2) A cone can only replace a real pizza crust if it’s even remotely as flavorful, crisp, pliant, fresh-baked-tasting, and delicious as an actual pizza crust. In other words, it needs to pull its weight as part of the entire package. But at K!, sorry to say, the cone is just a delivery method for the fillings. Ho-hum flavor, cardboard texture.
3) I’m sure K! Pizzacone’s tomato sauce was taste-tested obsessively before the launch—and it has an appealing tangy-sweetness. But when employees are squirting tomato sauce into the cones out of plastic squeeze-bottles, right in front of the customers, the whole I’m-eating-real-food illusion sort of falls apart.
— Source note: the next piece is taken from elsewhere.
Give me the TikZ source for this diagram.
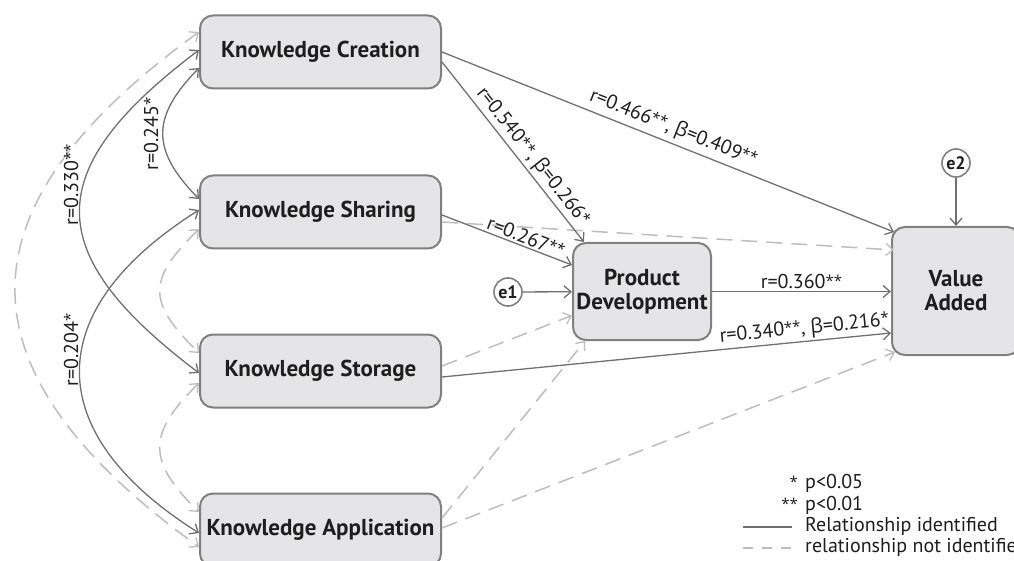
\documentclass[tikz,border=0pt]{standalone}
\usepackage{fontspec}
\setmainfont{PT Sans}
\newfontfamily\grk{Open Sans}
\usetikzlibrary{arrows.meta,calc}
\definecolor{boxfill}{HTML}{E5E5E7}
\definecolor{boxdraw}{HTML}{808080}
\definecolor{solidc}{HTML}{707070}
\definecolor{dashc}{HTML}{BDBDBD}
\definecolor{txt}{HTML}{1E1E1E}
\newcommand{\bet}{{\grk β}}
\newcommand{\st}{{\grk\fontsize{15}{15}\selectfont\raisebox{2.6pt}{*}}}
\begin{document}
\begin{tikzpicture}[x=1pt,y=-1pt,
  tip/.tip={Straight Barb[length=7pt,width=12pt,line width=1.3pt]},
  kbox/.style={draw=boxdraw, line width=2pt, fill=boxfill, rounded corners=13pt,
    minimum width=241pt, minimum height=73pt, inner sep=0pt,
    font=\fontsize{23}{24}\selectfont\bfseries, text=txt, align=center},
  ebox/.style={circle, draw=boxdraw, line width=1.6pt, fill=white, minimum size=28pt,
    inner sep=0pt, font=\fontsize{18}{18}\selectfont\bfseries, text=txt},
  rel/.style={draw=solidc, line width=1.3pt, -tip},
  relb/.style={draw=solidc, line width=1.3pt, tip-tip},
  nrel/.style={draw=dashc, line width=1.5pt, dash pattern=on 16pt off 9pt, -tip},
  nrelb/.style={draw=dashc, line width=1.5pt, dash pattern=on 16pt off 9pt, tip-tip},
  lab/.style={font=\fontsize{20}{22}\selectfont, text=txt, inner sep=2pt},
]
\useasboundingbox (0,0) rectangle (1014,561);
\clip (0,0) rectangle (1014,561);

% nodes
\node[kbox] (kc) at (320.5,52) {Knowledge Creation};
\node[kbox] (ks) at (320.5,212) {Knowledge Sharing};
\node[kbox] (kt) at (320.5,371) {Knowledge Storage};
\node[kbox] (ka) at (320.5,530) {Knowledge Application};
\node[kbox, minimum width=138pt, minimum height=97pt] (pd) at (642,291.5) {Product\\Development};
\node[kbox, minimum width=128pt, minimum height=128pt] (va) at (956,291) {Value\\Added};
\node[ebox] (e1) at (508,292) {e1};
\node[ebox] (e2) at (956,163) {e2};

% dashed straight
\draw[nrel] ($(ks.east)+(0,10)$) -- ($(va.west)+(3,-41)$);
\draw[nrel] ($(kt.east)+(0,-5)$) -- ($(pd.west)+(0,24)$);
\draw[nrel] ($(ka.east)+(0,-12)$) -- ($(pd.south west)+(13,0)$);
\draw[nrel] ($(ka.east)+(0,-2)$) -- ($(va.west)+(4,61)$);

% dashed arcs
\draw[nrelb] ($(kc.west)+(0,-20)$) .. controls (-46,209) and (-46,370) .. ($(ka.west)+(0,17)$);
\draw[nrelb] ($(ks.west)+(0,17)$) .. controls (147,280) and (147,302) .. ($(kt.west)+(0,-18)$);
\draw[nrelb] ($(kt.west)+(0,12)$) .. controls (147,434) and (147,461) .. ($(ka.west)+(0,-18)$);

% solid arcs
\draw[relb] ($(kc.west)+(0,16)$) .. controls (151,117) and (151,150) .. ($(ks.west)+(0,-13)$);
\draw[relb] ($(kc.west)+(0,-2)$) .. controls (40,170) and (40,253) .. ($(kt.west)+(0,2)$);
\draw[relb] ($(ks.west)+(0,-2)$) .. controls (40,310) and (40,433) .. ($(ka.west)+(0,3)$);
\node[lab, rotate=90] (l245) at (151,134) {r=0.245\st};
\node[lab, rotate=90] (l330) at (71,185) {r=0.330\st\st};
\node[lab, rotate=90] (l204) at (71,350) {r=0.204\st};

% solid straight
\draw[rel] (kc.east) -- node[lab, sloped, above=2pt, pos=0.5] {r=0.466\st\st, \bet=0.409\st\st} ($(va.west)+(3,-59)$);
\draw[rel] ($(kc.east)+(0,10)$) -- node[lab, sloped, above, pos=0.57] {r=0.540\st\st, \bet=0.266\st} ($(pd.north west)+(12,0)$);
\draw[rel] ($(ks.east)+(0,3)$) -- node[lab, sloped, above, pos=0.62] {r=0.267\st\st} ($(pd.west)+(0,-26.5)$);
\draw[rel] (pd.east) -- node[lab, above, pos=0.5] {r=0.360\st\st} (pd.east -| va.west);
\draw[rel] ($(kt.east)+(0,6)$) -- node[lab, sloped, above, pos=0.81] {r=0.340\st\st, \bet=0.216\st} ($(va.west)+(0,42)$);
\draw[rel] (e1) -- (pd);
\draw[rel] (e2) -- (va);

% legend
\node[lab, anchor=west] (lg1) at (803,483) {p<0.05};
\node[lab, anchor=east] (lg1s) at (800,483) {\st};
\node[lab, anchor=west] (lg2) at (803,505) {p<0.01};
\node[lab, anchor=east] (lg2s) at (800,505) {\st\st};
\node[lab, anchor=west] (lg3) at (803,526) {Relationship identified};
\node[lab, anchor=west] (lg4) at (803,547) {relationship not identified};
\coordinate (s3a) at (743,527);
\coordinate (s3b) at (792,527);
\coordinate (s4a) at (743,548);
\coordinate (s4b) at (792,548);
\draw[draw=solidc, line width=1.3pt] (s3a) -- (s3b);
\draw[draw=dashc, line width=1.5pt, dash pattern=on 10pt off 9pt] (s4a) -- (s4b);
\end{tikzpicture}
\end{document}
4) Waiting 52 minutes for your pizza cone to be ready after placing your order—granted, it was the first day of business and the earnest, hard-working employees were way understaffed—is preposterous. But once the crowds die down, a five-minute turnaround time could be just fine for a portable, tomatoey-cheesy snack to eat as you speed to your destination.
5) A starting price of $4.90 for a small pizza cone is also preposterous. When you can get an exemplary cheese slice for $2 at a place like Joe’s on Carmine Street, and it tastes a billion times better and doesn’t involve plastic squirt bottles, K’s starts looking like a pretty weak business model.
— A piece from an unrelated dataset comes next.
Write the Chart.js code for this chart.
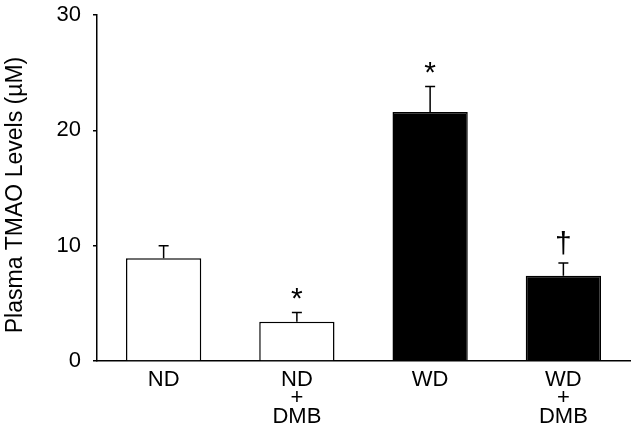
<!DOCTYPE html>
<html><head><meta charset="utf-8">
<script src="https://cdn.jsdelivr.net/npm/chart.js@4"></script>
<style>html,body{margin:0;padding:0;background:#fff}#wrap{width:638px;height:431px}</style>
</head><body><div id="wrap"><canvas id="c" width="638" height="431"></canvas></div>
<script>
const categories = [["ND"], ["ND", "+", "DMB"], ["WD"], ["WD", "+", "DMB"]];
const means = [8.9, 3.4, 21.6, 7.4];
const errors = [1.1, 0.8, 2.2, 1.1];
const marks = ["", "*", "*", "\u2020"];
const fills = ["#ffffff", "#ffffff", "#000000", "#000000"];
const yTicks = [0, 10, 20, 30];
const yTitle = "Plasma TMAO Levels (\u00b5M)";
const FONT = "'Liberation Sans', Arial, sans-serif";

const errPlugin = {
  id: 'errbars',
  afterDatasetsDraw(chart) {
    const ctx = chart.ctx, x = chart.scales.x, y = chart.scales.y;
    ctx.save();
    ctx.strokeStyle = '#000'; ctx.lineWidth = 1.5;
    means.forEach((m, i) => {
      const cx = x.getPixelForValue(i);
      const y0 = y.getPixelForValue(m), y1 = y.getPixelForValue(m + errors[i]);
      ctx.beginPath();
      ctx.moveTo(cx, y0); ctx.lineTo(cx, y1);
      ctx.moveTo(cx - 5, y1); ctx.lineTo(cx + 5, y1);
      ctx.stroke();
      if (marks[i]) {
        ctx.fillStyle = '#000';
        ctx.textAlign = 'center';
        ctx.textBaseline = 'alphabetic';
        if (marks[i] === '*') {
          ctx.font = '30px ' + FONT;
          ctx.fillText(marks[i], cx, y1 - 5);
        } else {
          ctx.font = '30px ' + FONT;
          ctx.fillText(marks[i], cx, y1 - 10);
        }
      }
    });
    // y axis title, centred slightly below the plot's middle as in the reference
    const midY = (y.top + y.bottom) / 2 + 7;
    ctx.translate(16, midY);
    ctx.rotate(-Math.PI / 2);
    ctx.font = '23px ' + FONT;
    ctx.fillStyle = '#000';
    ctx.textAlign = 'center';
    ctx.textBaseline = 'middle';
    ctx.fillText(yTitle, 0, 0);
    ctx.restore();
  }
};

new Chart(document.getElementById('c'), {
  type: 'bar',
  data: {
    labels: categories,
    datasets: [{
      data: means,
      backgroundColor: fills,
      borderColor: '#000',
      borderWidth: 1.5,
      barPercentage: 0.565,
      categoryPercentage: 1.0
    }]
  },
  options: {
    responsive: false,
    animation: false,
    devicePixelRatio: 1,
    layout: { padding: { top: 15, right: 8, left: 0, bottom: 0 } },
    plugins: { legend: { display: false }, tooltip: { enabled: false } },
    scales: {
      x: {
        grid: { display: false, drawTicks: false },
        border: { display: true, color: '#000', width: 1.5 },
        ticks: { color: '#000', padding: 9, font: { family: FONT, size: 22, lineHeight: 0.86 }, maxRotation: 0 },
        afterFit(s) { s.height = 70; s.paddingLeft = 0; s.paddingRight = 0; }
      },
      y: {
        min: 0, max: 30,
        afterBuildTicks(s) { s.ticks = yTicks.map(v => ({ value: v })); },
        grid: { drawOnChartArea: false, drawTicks: true, tickLength: 4, color: '#000', lineWidth: 1.5 },
        border: { display: true, color: '#000', width: 1.5 },
        ticks: { color: '#000', padding: 12, font: { family: FONT, size: 22 } },
        title: { display: false },
        afterFit(s) { s.width = 97; s.paddingTop = 0; s.paddingBottom = 0; }
      }
    }
  },
  plugins: [errPlugin]
});
</script></body></html>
6) An employee said the K! in the name stands for “Kone.” (“You know, since we spell it with a K”.) Hmm, but then why does the sign say K! Pizzacone? You know, with a “c”? A minor issue, but worth further investigation.
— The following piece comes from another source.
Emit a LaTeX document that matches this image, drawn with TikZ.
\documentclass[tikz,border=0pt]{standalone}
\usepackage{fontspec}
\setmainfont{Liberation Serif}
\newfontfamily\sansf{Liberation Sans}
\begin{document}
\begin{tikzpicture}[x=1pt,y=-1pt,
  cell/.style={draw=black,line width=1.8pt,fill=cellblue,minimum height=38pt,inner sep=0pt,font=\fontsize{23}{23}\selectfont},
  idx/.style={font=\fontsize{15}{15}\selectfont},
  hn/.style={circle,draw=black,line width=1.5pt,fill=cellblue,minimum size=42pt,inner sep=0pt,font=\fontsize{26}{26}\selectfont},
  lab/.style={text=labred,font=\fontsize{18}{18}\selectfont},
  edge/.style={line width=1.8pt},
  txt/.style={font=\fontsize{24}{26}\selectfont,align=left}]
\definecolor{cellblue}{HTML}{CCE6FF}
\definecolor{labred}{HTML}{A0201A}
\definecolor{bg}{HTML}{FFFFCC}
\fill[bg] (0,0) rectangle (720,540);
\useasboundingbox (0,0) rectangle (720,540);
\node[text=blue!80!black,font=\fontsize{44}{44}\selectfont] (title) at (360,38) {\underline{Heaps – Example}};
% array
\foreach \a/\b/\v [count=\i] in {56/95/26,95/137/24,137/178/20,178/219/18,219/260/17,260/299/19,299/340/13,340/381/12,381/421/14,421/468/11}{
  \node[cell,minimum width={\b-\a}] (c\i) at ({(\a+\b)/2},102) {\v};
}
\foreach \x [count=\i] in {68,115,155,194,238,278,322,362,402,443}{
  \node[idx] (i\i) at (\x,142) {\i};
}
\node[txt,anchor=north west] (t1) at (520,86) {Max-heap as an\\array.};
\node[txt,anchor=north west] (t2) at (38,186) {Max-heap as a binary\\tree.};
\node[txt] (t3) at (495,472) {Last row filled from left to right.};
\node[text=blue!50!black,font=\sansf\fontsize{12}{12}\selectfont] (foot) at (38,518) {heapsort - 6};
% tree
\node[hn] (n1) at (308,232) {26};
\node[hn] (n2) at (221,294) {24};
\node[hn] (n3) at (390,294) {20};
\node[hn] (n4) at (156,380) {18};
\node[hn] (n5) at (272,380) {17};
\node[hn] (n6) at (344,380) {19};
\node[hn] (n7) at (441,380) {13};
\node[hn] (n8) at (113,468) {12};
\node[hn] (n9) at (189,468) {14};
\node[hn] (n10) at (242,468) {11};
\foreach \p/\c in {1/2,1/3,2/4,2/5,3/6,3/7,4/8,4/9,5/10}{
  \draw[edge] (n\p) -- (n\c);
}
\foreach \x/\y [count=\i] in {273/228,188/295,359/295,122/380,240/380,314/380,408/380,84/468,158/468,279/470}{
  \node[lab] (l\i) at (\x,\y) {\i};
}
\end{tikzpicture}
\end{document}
7) Lastly, I didn’t try the dessert cones, which can be filled with chocolate, ice cream, berries, and flambéd bananas instead of savory toppings. I can’t imagine anything wrong with that idea, not in theory anyway. Sure, a dessert cone is not a pizza—but at least that’s just a semantic issue.
Upshot: I do believe in the spirit of progress, engineering, innovation, the scientific method, and all the well-meaning if somewhat quaint stabs at inquiry and knowledge we humans can muster as we cling to life in this galaxy. And most of all, I’m not a pizza-pie purist. But I think the nice people at K! need to take this one back to the lab.